• **What to do**
Leave out the pictures and copy everything else below exactly.

• **Source code of charts**
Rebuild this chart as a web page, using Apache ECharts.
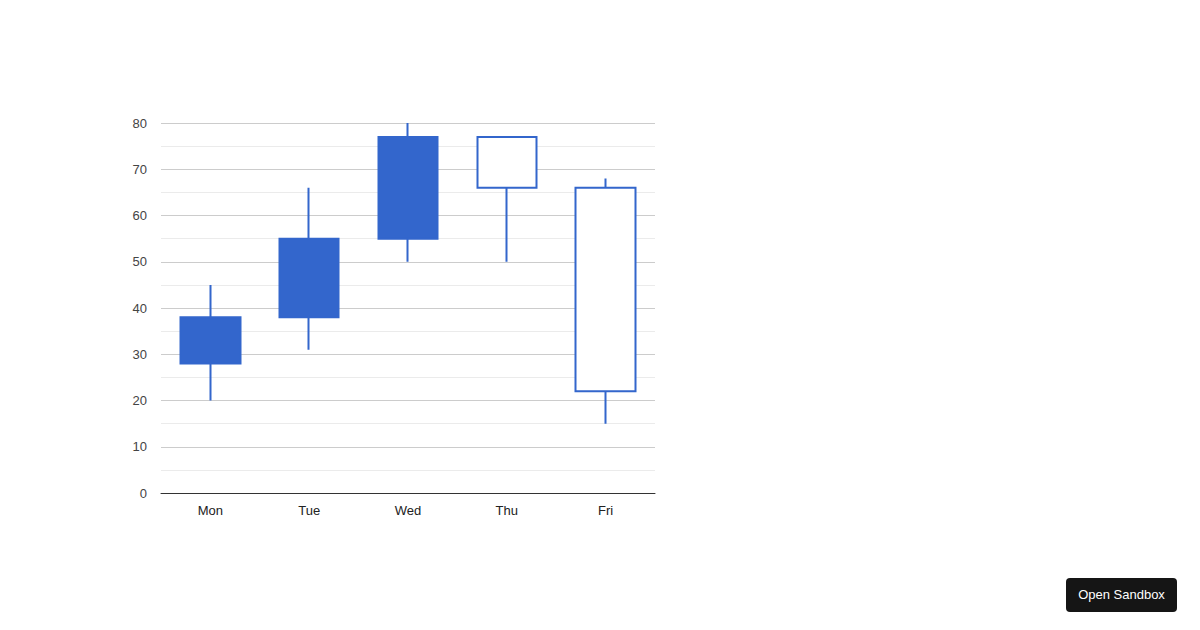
<!DOCTYPE html>
<html>
<head>
<meta charset="utf-8">
<script src="https://cdn.jsdelivr.net/npm/echarts@6/dist/echarts.min.js"></script>
<style>
html,body{margin:0;padding:0;background:#fff;}
#chart{width:1200px;height:630px;}
#btn{position:absolute;left:1066px;top:578px;width:111px;height:34px;background:#151515;color:#fff;border-radius:4px;font-family:"Liberation Sans",Arial,sans-serif;font-size:13px;line-height:34px;text-align:center;}
</style>
</head>
<body>
<div id="chart"></div>
<div id="btn">Open Sandbox</div>
<script>
const categories = ['Mon', 'Tue', 'Wed', 'Thu', 'Fri'];
// [open, close, low, high]
const ohlc = [
  [28, 38, 20, 45],
  [38, 55, 31, 66],
  [55, 77, 50, 80],
  [77, 66, 50, 77],
  [66, 22, 15, 68]
];
const yTicks = [0, 10, 20, 30, 40, 50, 60, 70, 80];

const chart = echarts.init(document.getElementById('chart'), null, {renderer: 'svg'});
chart.setOption({
  animation: false,
  grid: {left: 161, right: 545, top: 123, bottom: 137},
  xAxis: {
    type: 'category',
    data: categories,
    axisLine: {lineStyle: {color: '#333', width: 1}},
    axisTick: {show: false},
    axisLabel: {color: '#222', fontFamily: 'Liberation Sans, Arial', fontSize: 13, margin: 11},
    splitLine: {show: false}
  },
  yAxis: {
    type: 'value',
    min: yTicks[0],
    max: yTicks[yTicks.length - 1],
    interval: 10,
    axisLine: {show: false},
    axisTick: {show: false},
    axisLabel: {color: '#444', fontFamily: 'Liberation Sans, Arial', fontSize: 13, margin: 14},
    splitLine: {lineStyle: {color: '#cccccc', width: 1}},
    minorTick: {show: false, splitNumber: 2},
    minorSplitLine: {show: true, lineStyle: {color: '#ebebeb', width: 1}}
  },
  series: [{
    type: 'candlestick',
    data: ohlc,
    barWidth: 60,
    itemStyle: {
      color: '#3366cc',
      color0: '#ffffff',
      borderColor: '#3366cc',
      borderColor0: '#3366cc',
      borderWidth: 2
    }
  }]
});
</script>
</body>
</html>
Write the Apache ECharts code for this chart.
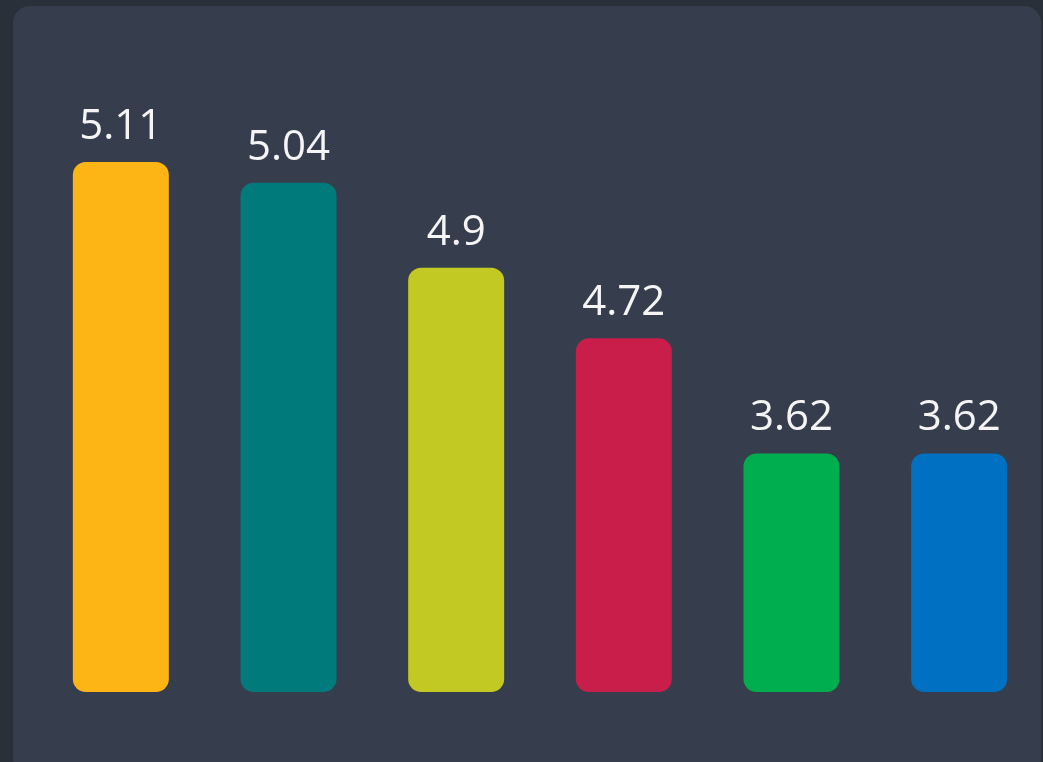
<!DOCTYPE html>
<html lang="en">
<head>
    <meta charset="UTF-8">
    <script src="https://cdn.jsdelivr.net/npm/echarts@6/dist/echarts.min.js"></script>
    <title>Bar chart</title>
    <style>
        html, body {
            margin: 0;
            padding: 0;
            width: 1043px;
            height: 762px;
            overflow: hidden;
            background: #29303a;
        }

        #panel {
            position: absolute;
            left: 13px;
            top: 6px;
            width: 1028px;
            height: 770px;
            border-radius: 17px;
            background: #363e4d;
        }

        #main {
            position: absolute;
            left: 0;
            top: 0;
            width: 1043px;
            height: 762px;
        }
    </style>
</head>

<body>
<div id="panel"></div>
<div id="main"></div>

<script>
    // values shown above each bar
    var labelValues = ['5.11', '5.04', '4.9', '4.72', '3.62', '3.62'];
    // bar heights as drawn in the picture (not proportional to the labels)
    var barHeights = [5.11, 4.91, 4.09, 3.41, 2.30, 2.30];
    var categories = ['A', 'B', 'C', 'D', 'E', 'F'];
    var barColors = ['#fdb415', '#017a7c', '#c2c923', '#c91e4a', '#00ae4f', '#0071c2'];

    var myChart = echarts.init(document.getElementById('main'));

    var seriesData = [];
    for (var i = 0; i < barHeights.length; i++) {
        seriesData.push({
            value: barHeights[i],
            itemStyle: {color: barColors[i]}
        });
    }

    var option = {
        backgroundColor: 'transparent',
        animation: false,
        grid: {
            left: 37,
            right: -1,
            top: 162,
            bottom: 70
        },
        xAxis: {
            type: 'category',
            data: categories,
            show: false
        },
        yAxis: {
            type: 'value',
            min: 0,
            max: 5.11,
            show: false
        },
        series: [
            {
                type: 'bar',
                data: seriesData,
                barWidth: 96,
                itemStyle: {
                    borderRadius: 13
                },
                label: {
                    show: true,
                    position: 'top',
                    distance: 14,
                    color: '#f5f5f5',
                    fontSize: 42,
                    fontFamily: "'Segoe UI', 'Open Sans', sans-serif",
                    formatter: function (p) {
                        return labelValues[p.dataIndex];
                    }
                }
            }
        ]
    };

    myChart.setOption(option);
</script>

</body>

</html>
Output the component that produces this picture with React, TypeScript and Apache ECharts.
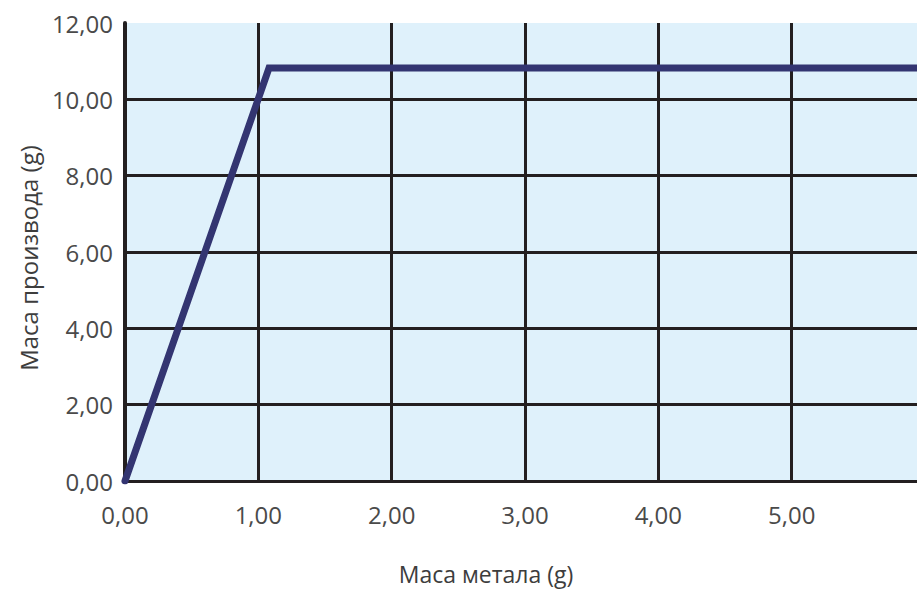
import React, { useEffect, useRef } from "react";
import * as echarts from "echarts";

const xTicks = [0, 1, 2, 3, 4, 5];
const yTicks = [0, 2, 4, 6, 8, 10, 12];
const metalMass = [0, 1.08, 5.94];
const productMass = [0, 10.82, 10.82];
const xTitle = "Маса метала (g)";
const yTitle = "Маса производа (g)";

const fmt = (v: number) => v.toFixed(2).replace(".", ",");

export default function App() {
  const ref = useRef<HTMLDivElement>(null);
  useEffect(() => {
    if (!ref.current) return;
    const chart = echarts.init(ref.current, null, { renderer: "svg" });
    const font = "'Open Sans', 'Noto Sans', sans-serif";
    const gridColor = "#231f20";
    chart.setOption({
      animation: false,
      backgroundColor: "#ffffff",
      grid: {
        left: 125,
        right: 0,
        top: 23,
        bottom: 110,
        show: true,
        backgroundColor: "#dff1fb",
        borderWidth: 0,
      },
      xAxis: {
        type: "value",
        min: xTicks[0],
        max: 5.94,
        interval: 1,
        axisLine: { show: true, lineStyle: { color: gridColor, width: 3 } },
        axisTick: { show: false },
        axisLabel: {
          formatter: (v: number) => fmt(v),
          showMaxLabel: false,
          color: "#4a4a4a",
          fontFamily: font,
          fontSize: 24,
          margin: 21,
        },
        splitLine: {
          show: true,
          lineStyle: {
            color: [gridColor, gridColor, gridColor, gridColor, gridColor, gridColor, "rgba(0,0,0,0)"],
            width: 3,
          },
        },
      },
      yAxis: {
        type: "value",
        min: yTicks[0],
        max: yTicks[yTicks.length - 1],
        interval: 2,
        axisLine: { show: true, lineStyle: { color: gridColor, width: 4 } },
        axisTick: { show: false },
        axisLabel: {
          formatter: (v: number) => fmt(v),
          color: "#4a4a4a",
          fontFamily: font,
          fontSize: 24,
          margin: 12,
        },
        splitLine: {
          show: true,
          lineStyle: {
            color: yTicks.map((t, i) => (i === yTicks.length - 1 ? "rgba(0,0,0,0)" : gridColor)),
            width: 3,
          },
        },
      },
      series: [
        {
          type: "line",
          data: metalMass.map((x, i) => [x, productMass[i]]),
          showSymbol: false,
          symbol: "none",
          lineStyle: { color: "#333571", width: 7, cap: "round", join: "miter" },
          z: 5,
        },
      ],
      graphic: [
        {
          type: "text",
          x: 486,
          y: 574,
          style: {
            text: xTitle,
            fill: "#3d3d3d",
            font: `23px ${font}`,
            textAlign: "center",
            textVerticalAlign: "middle",
          },
        },
        {
          type: "text",
          x: 28,
          y: 258,
          rotation: Math.PI / 2,
          style: {
            text: yTitle,
            fill: "#3d3d3d",
            font: `24px ${font}`,
            textAlign: "center",
            textVerticalAlign: "middle",
          },
        },
      ],
    });
    return () => chart.dispose();
  }, []);
  return (
    <div
      ref={ref}
      style={{ position: "fixed", left: 0, top: 0, width: 917, height: 591 }}
    />
  );
}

• **Full solution**
Rebuild this chart as a web page, using Apache ECharts.
<!DOCTYPE html>
<html>
<head>
<meta charset="utf-8">
<script src="https://cdn.jsdelivr.net/npm/echarts@6/dist/echarts.min.js"></script>
<style>
html,body{margin:0;padding:0;background:#fff;}
#chart{width:1200px;height:630px;}
#btn{position:absolute;left:1066px;top:578px;width:111px;height:34px;background:#151515;color:#fff;border-radius:4px;font-family:"Liberation Sans",Arial,sans-serif;font-size:13px;line-height:34px;text-align:center;}
</style>
</head>
<body>
<div id="chart"></div>
<div id="btn">Open Sandbox</div>
<script>
const categories = ['Mon', 'Tue', 'Wed', 'Thu', 'Fri'];
// [open, close, low, high]
const ohlc = [
  [28, 38, 20, 45],
  [38, 55, 31, 66],
  [55, 77, 50, 80],
  [77, 66, 50, 77],
  [66, 22, 15, 68]
];
const yTicks = [0, 10, 20, 30, 40, 50, 60, 70, 80];

const chart = echarts.init(document.getElementById('chart'), null, {renderer: 'svg'});
chart.setOption({
  animation: false,
  grid: {left: 161, right: 545, top: 123, bottom: 137},
  xAxis: {
    type: 'category',
    data: categories,
    axisLine: {lineStyle: {color: '#333', width: 1}},
    axisTick: {show: false},
    axisLabel: {color: '#222', fontFamily: 'Liberation Sans, Arial', fontSize: 13, margin: 11},
    splitLine: {show: false}
  },
  yAxis: {
    type: 'value',
    min: yTicks[0],
    max: yTicks[yTicks.length - 1],
    interval: 10,
    axisLine: {show: false},
    axisTick: {show: false},
    axisLabel: {color: '#444', fontFamily: 'Liberation Sans, Arial', fontSize: 13, margin: 14},
    splitLine: {lineStyle: {color: '#cccccc', width: 1}},
    minorTick: {show: false, splitNumber: 2},
    minorSplitLine: {show: true, lineStyle: {color: '#ebebeb', width: 1}}
  },
  series: [{
    type: 'candlestick',
    data: ohlc,
    barWidth: 60,
    itemStyle: {
      color: '#3366cc',
      color0: '#ffffff',
      borderColor: '#3366cc',
      borderColor0: '#3366cc',
      borderWidth: 2
    }
  }]
});
</script>
</body>
</html>
Write the Apache ECharts code for this chart.
<!DOCTYPE html>
<html lang="en">
<head>
    <meta charset="UTF-8">
    <script src="https://cdn.jsdelivr.net/npm/echarts@6/dist/echarts.min.js"></script>
    <title>Bar chart</title>
    <style>
        html, body {
            margin: 0;
            padding: 0;
            width: 1043px;
            height: 762px;
            overflow: hidden;
            background: #29303a;
        }

        #panel {
            position: absolute;
            left: 13px;
            top: 6px;
            width: 1028px;
            height: 770px;
            border-radius: 17px;
            background: #363e4d;
        }

        #main {
            position: absolute;
            left: 0;
            top: 0;
            width: 1043px;
            height: 762px;
        }
    </style>
</head>

<body>
<div id="panel"></div>
<div id="main"></div>

<script>
    // values shown above each bar
    var labelValues = ['5.11', '5.04', '4.9', '4.72', '3.62', '3.62'];
    // bar heights as drawn in the picture (not proportional to the labels)
    var barHeights = [5.11, 4.91, 4.09, 3.41, 2.30, 2.30];
    var categories = ['A', 'B', 'C', 'D', 'E', 'F'];
    var barColors = ['#fdb415', '#017a7c', '#c2c923', '#c91e4a', '#00ae4f', '#0071c2'];

    var myChart = echarts.init(document.getElementById('main'));

    var seriesData = [];
    for (var i = 0; i < barHeights.length; i++) {
        seriesData.push({
            value: barHeights[i],
            itemStyle: {color: barColors[i]}
        });
    }

    var option = {
        backgroundColor: 'transparent',
        animation: false,
        grid: {
            left: 37,
            right: -1,
            top: 162,
            bottom: 70
        },
        xAxis: {
            type: 'category',
            data: categories,
            show: false
        },
        yAxis: {
            type: 'value',
            min: 0,
            max: 5.11,
            show: false
        },
        series: [
            {
                type: 'bar',
                data: seriesData,
                barWidth: 96,
                itemStyle: {
                    borderRadius: 13
                },
                label: {
                    show: true,
                    position: 'top',
                    distance: 14,
                    color: '#f5f5f5',
                    fontSize: 42,
                    fontFamily: "'Segoe UI', 'Open Sans', sans-serif",
                    formatter: function (p) {
                        return labelValues[p.dataIndex];
                    }
                }
            }
        ]
    };

    myChart.setOption(option);
</script>

</body>

</html>
Output the component that produces this picture with React, TypeScript and Apache ECharts.
import React, { useEffect, useRef } from "react";
import * as echarts from "echarts";

const xTicks = [0, 1, 2, 3, 4, 5];
const yTicks = [0, 2, 4, 6, 8, 10, 12];
const metalMass = [0, 1.08, 5.94];
const productMass = [0, 10.82, 10.82];
const xTitle = "Маса метала (g)";
const yTitle = "Маса производа (g)";

const fmt = (v: number) => v.toFixed(2).replace(".", ",");

export default function App() {
  const ref = useRef<HTMLDivElement>(null);
  useEffect(() => {
    if (!ref.current) return;
    const chart = echarts.init(ref.current, null, { renderer: "svg" });
    const font = "'Open Sans', 'Noto Sans', sans-serif";
    const gridColor = "#231f20";
    chart.setOption({
      animation: false,
      backgroundColor: "#ffffff",
      grid: {
        left: 125,
        right: 0,
        top: 23,
        bottom: 110,
        show: true,
        backgroundColor: "#dff1fb",
        borderWidth: 0,
      },
      xAxis: {
        type: "value",
        min: xTicks[0],
        max: 5.94,
        interval: 1,
        axisLine: { show: true, lineStyle: { color: gridColor, width: 3 } },
        axisTick: { show: false },
        axisLabel: {
          formatter: (v: number) => fmt(v),
          showMaxLabel: false,
          color: "#4a4a4a",
          fontFamily: font,
          fontSize: 24,
          margin: 21,
        },
        splitLine: {
          show: true,
          lineStyle: {
            color: [gridColor, gridColor, gridColor, gridColor, gridColor, gridColor, "rgba(0,0,0,0)"],
            width: 3,
          },
        },
      },
      yAxis: {
        type: "value",
        min: yTicks[0],
        max: yTicks[yTicks.length - 1],
        interval: 2,
        axisLine: { show: true, lineStyle: { color: gridColor, width: 4 } },
        axisTick: { show: false },
        axisLabel: {
          formatter: (v: number) => fmt(v),
          color: "#4a4a4a",
          fontFamily: font,
          fontSize: 24,
          margin: 12,
        },
        splitLine: {
          show: true,
          lineStyle: {
            color: yTicks.map((t, i) => (i === yTicks.length - 1 ? "rgba(0,0,0,0)" : gridColor)),
            width: 3,
          },
        },
      },
      series: [
        {
          type: "line",
          data: metalMass.map((x, i) => [x, productMass[i]]),
          showSymbol: false,
          symbol: "none",
          lineStyle: { color: "#333571", width: 7, cap: "round", join: "miter" },
          z: 5,
        },
      ],
      graphic: [
        {
          type: "text",
          x: 486,
          y: 574,
          style: {
            text: xTitle,
            fill: "#3d3d3d",
            font: `23px ${font}`,
            textAlign: "center",
            textVerticalAlign: "middle",
          },
        },
        {
          type: "text",
          x: 28,
          y: 258,
          rotation: Math.PI / 2,
          style: {
            text: yTitle,
            fill: "#3d3d3d",
            font: `24px ${font}`,
            textAlign: "center",
            textVerticalAlign: "middle",
          },
        },
      ],
    });
    return () => chart.dispose();
  }, []);
  return (
    <div
      ref={ref}
      style={{ position: "fixed", left: 0, top: 0, width: 917, height: 591 }}
    />
  );
}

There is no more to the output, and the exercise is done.